Pour les citoyens ordinaires, les conséquences sont tout aussi dramatiques. La corruption absorbe une part considérable des revenus des ménages,

particulièrement les plus modestes, pour qui l'obtention d'un titre foncier représente souvent le projet d'une vie. Cette situation crée également un climat d'insécurité juridique où les droits de propriété peuvent être contestés à tout moment, alimentant une multitude de conflits fonciers à travers le pays.


Face à ce fléau, les autorités multiplient les initiatives qui peinent à convaincre de leur efficacité réelle. Le ministre Eyebe Ayissi a contesté les conclusions du rapport de la Conac, préférant mettre en avant les actions menées par son département : un numéro vert gratuit (le 1527) opérationnel depuis 2021, et une cellule de lutte contre la corruption créée en 2006 et dont les membres ont été installés dans leurs fonctions le 11 janvier 2023.


L'annulation ponctuelle de titres fonciers frauduleux, comme celle des 127 titres dans le département de l'Océan en juillet 2023, révèle l'ampleur du problème plutôt qu'elle ne démontre une capacité à le résoudre durablement.


 

Mal enraciné


La corruption au Cameroun ne se limite pas au secteur foncier. Elle constitue un problème structurel affectant l'ensemble de l'appareil d'État. Le système repose sur des mécanismes de népotisme, de clientélisme et de patronage politique qui perpétuent les pratiques corrompues d'une génération à l'autre.



Cette réalité a été reconnue au plus haut niveau de l'État, le président Paul Biya ayant promis dans son discours du 31 décembre 2023 une intensification de la lutte contre la corruption. Cependant, les observateurs restent sceptiques face à ces déclarations récurrentes qui ne se traduisent que rarement par des changements concrets et durables.

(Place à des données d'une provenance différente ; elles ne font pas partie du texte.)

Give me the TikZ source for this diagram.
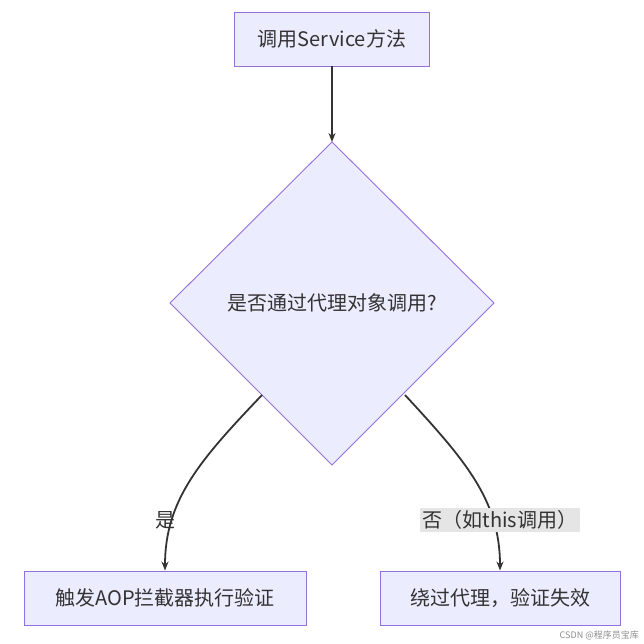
\documentclass[tikz,border=0pt]{standalone}
\usepackage{fontspec}
\setmainfont{Noto Sans CJK SC}
\usetikzlibrary{shapes.geometric,arrows.meta}
\definecolor{nfill}{HTML}{ECECFF}
\definecolor{nline}{HTML}{9370DB}
\definecolor{edge}{HTML}{333333}
\begin{document}
\begin{tikzpicture}[x=1pt,y=-1pt,
  box/.style={draw=nline,fill=nfill,line width=0.9pt,font=\fontsize{20}{24}\selectfont,text=edge,minimum height=54pt,inner xsep=12pt},
  arr/.style={draw=edge,line width=1.8pt,-{Stealth[length=9pt,width=7pt]}},
  lab/.style={font=\fontsize{20}{24}\selectfont,text=edge,inner sep=2pt}]
\useasboundingbox (0,0) rectangle (643,644);
\node[box,minimum width=195pt] (a) at (332,39) {调用Service方法};
\draw[draw=nline,fill=nfill,line width=0.9pt] (332,142) coordinate (dt) -- (494,303) -- (332,465) -- (170,303) -- cycle;
\node[lab] (d) at (332,303) {是否通过代理对象调用?};
\node[box,minimum width=282pt] (l) at (165,598) {触发AOP拦截器执行验证};
\node[box,minimum width=240pt] (r) at (500,598) {绕过代理，验证失效};
\coordinate (dl) at (262,395);
\coordinate (dr) at (405,395);
\draw[arr] (a) -- (dt);
\draw[arr] (dl) .. controls (200,460) and (165,500) .. (l.north);
\draw[arr] (dr) .. controls (465,460) and (500,500) .. (r.north);
\node[lab] (ly) at (165,520) {是};
\node[lab,fill=black!10,inner xsep=3pt] (ln) at (500,520) {否（如this调用）};
\node[font=\fontsize{9}{11}\selectfont,text=black!45,anchor=south east,inner sep=1pt] (wm) at (640,641) {CSDN @程序员宝库};
\end{tikzpicture}
\end{document}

Le Cameroun porte le lourd fardeau d'avoir été désigné à deux reprises comme champion du monde de la corruption par Transparency International. Cette réputation désastreuse continue de peser sur le développement du pays et sur la confiance de sa population envers les institutions publiques.


-Armand Ougock, correspondant permanent de Koaci au Cameroun.